Nearly every organization relies on meetings to keep people informed and to keep projects moving forward. But the value of meetings in most organizations is dubious, and sometimes it seems like meetings are the default activity rather than a tool of productivity.
If you’ve ever walked out of a meeting and felt unsure why the meeting occurred and what value was gained, then you know what I’m talking about.
Fortunately, there are five ways to fix meetings – to ramp up their value and ensure that everyone gets value out of them.
- Every meeting needs an agenda, and everyone needs to see the agenda before the meeting
All too often, meetings are scheduled without an agenda, which allows the discussion to be determined by the most pressing issues or the most vocal on the team. Don’t allow meetings to become hijacked by some external agenda; create an agenda for the meeting.
Once the agenda is created, shared it with the team before the meeting. This helps to establish the topic of the meeting and ensures that everyone has time to prepare for the meeting.

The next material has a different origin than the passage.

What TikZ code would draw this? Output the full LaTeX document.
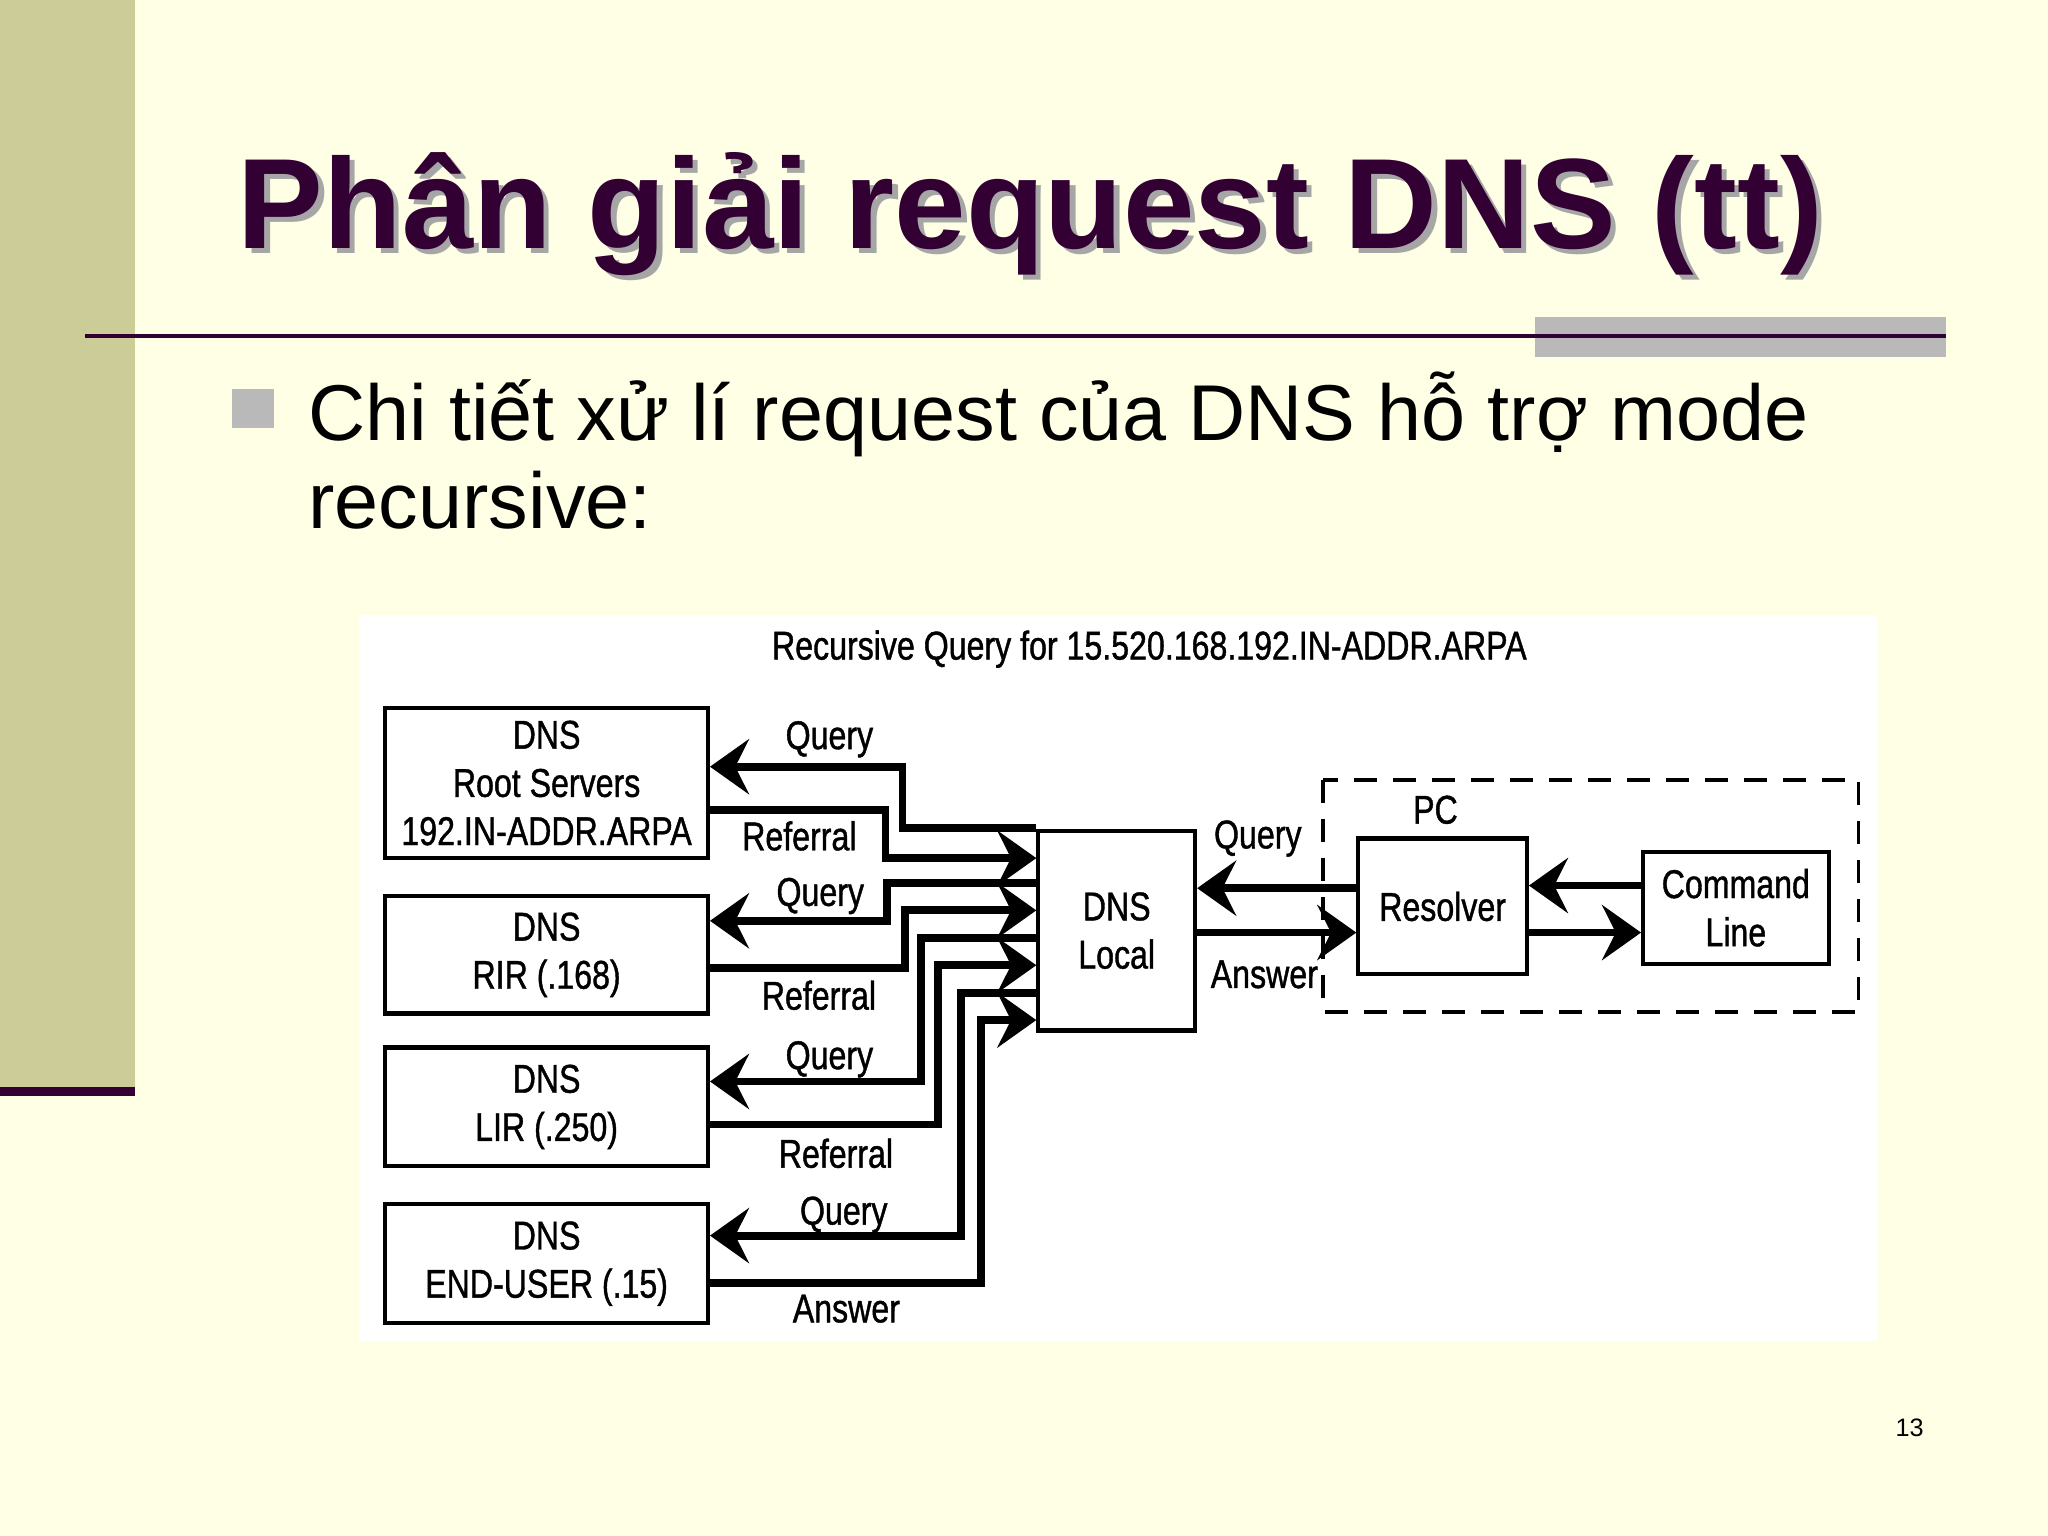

Once the meeting starts, make sure you stick to the agenda. The agenda is there as a way to keep the meeting on track but it’s also an opportunity to establish an environment of trust and safety. If people are able to anticipate what the meeting will be about, they’ll be able to prepare and contribute.
- Use meetings to discuss, not disseminate
Meetings should not be the place where one person stands at the front and talks, sharing information with everyone else. Meetings should be a place of discussion, not dissemination. Use technology like video or email, or use company-wide events, to disseminate information. Use meetings for discussion, interaction, and collaboration. Invite people to share their ideas and build on other ideas.
Set the expectation that people should show up prepared and energized. Specifically, they need to show up to a meeting on time and fully prepared to discuss whatever is on the agenda, and they need to bring a level of energy to the meeting that will make the meeting lively. Meetings shouldn’t be an interruption to the energy and flow of the day – it should contribute. (Yes, it is possible to have people leave your meetings more energized than when they showed up!)
- Make sure everyone contributes
When several people gather together, social factors come into play, which means the more outgoing people on your team could control the discussion in the meeting. But remember, just because someone has a good idea that can grow your business, doesn’t necessarily mean that they feel able to share – perhaps because of their perceived social position or maybe because they feel that they shouldn’t interrupt the discussion.
The meeting leader or moderator should ensure that everyone has a chance to participate in every discussion. This is more important now more than ever before when technology allows people to participate in meetings over the phone or online.
Not only should the meeting leader pay attention to this, but you’ll also ensure more sharing when you.
- Build a culture of trust, engagement, and safety
This is a long-term play in your business and will positively impact so many other aspects of your business; and you’ll definitely see the value of this kind of culture in your meetings. When all employees trust each other, are fully engaged, and feel safe, then meetings became dramatically more useful because everyone shows up with the attitude that all meeting attendees have something valuable to share.
- Allow (and encourage) conflict
Perhaps the most surprising (and controversial) point of this entire list is this point – allow and even encourage conflict in your meetings.
Most organizations work hard to eliminate conflict under the misguided belief that conflict creates hard feelings, and that productive work only happens when everyone agrees. But this is not true. Conflict is very healthy for an organization. Of course leaders need to manage the conflict and ensure that it remains healthy, productive, positive, and professional and does not descend into name-calling and personal attacks.
Healthy conflict creates discussion, exposes people to new approaches, and forces people to back up their ideas with evidence. During meetings, ask for ideas, then look for people who disagree, and ask both sides why they believe what they do.
Implement a safe word for your conflict – if the conflict in a meeting starts to become too much (too personal, too heated, etc.) then someone can call out the safe word and the entire meeting comes to a complete stop and everyone leaves; the meeting is reconvened later after everyone has a chance to cool down.
Across corporate America, meetings have become very silly: there are often too many of them, and they have decreasing productive value.
Using these five strategies, you can re-energize your meeting – and your business – with productivity… and your team will start looking forward to productive meetings again.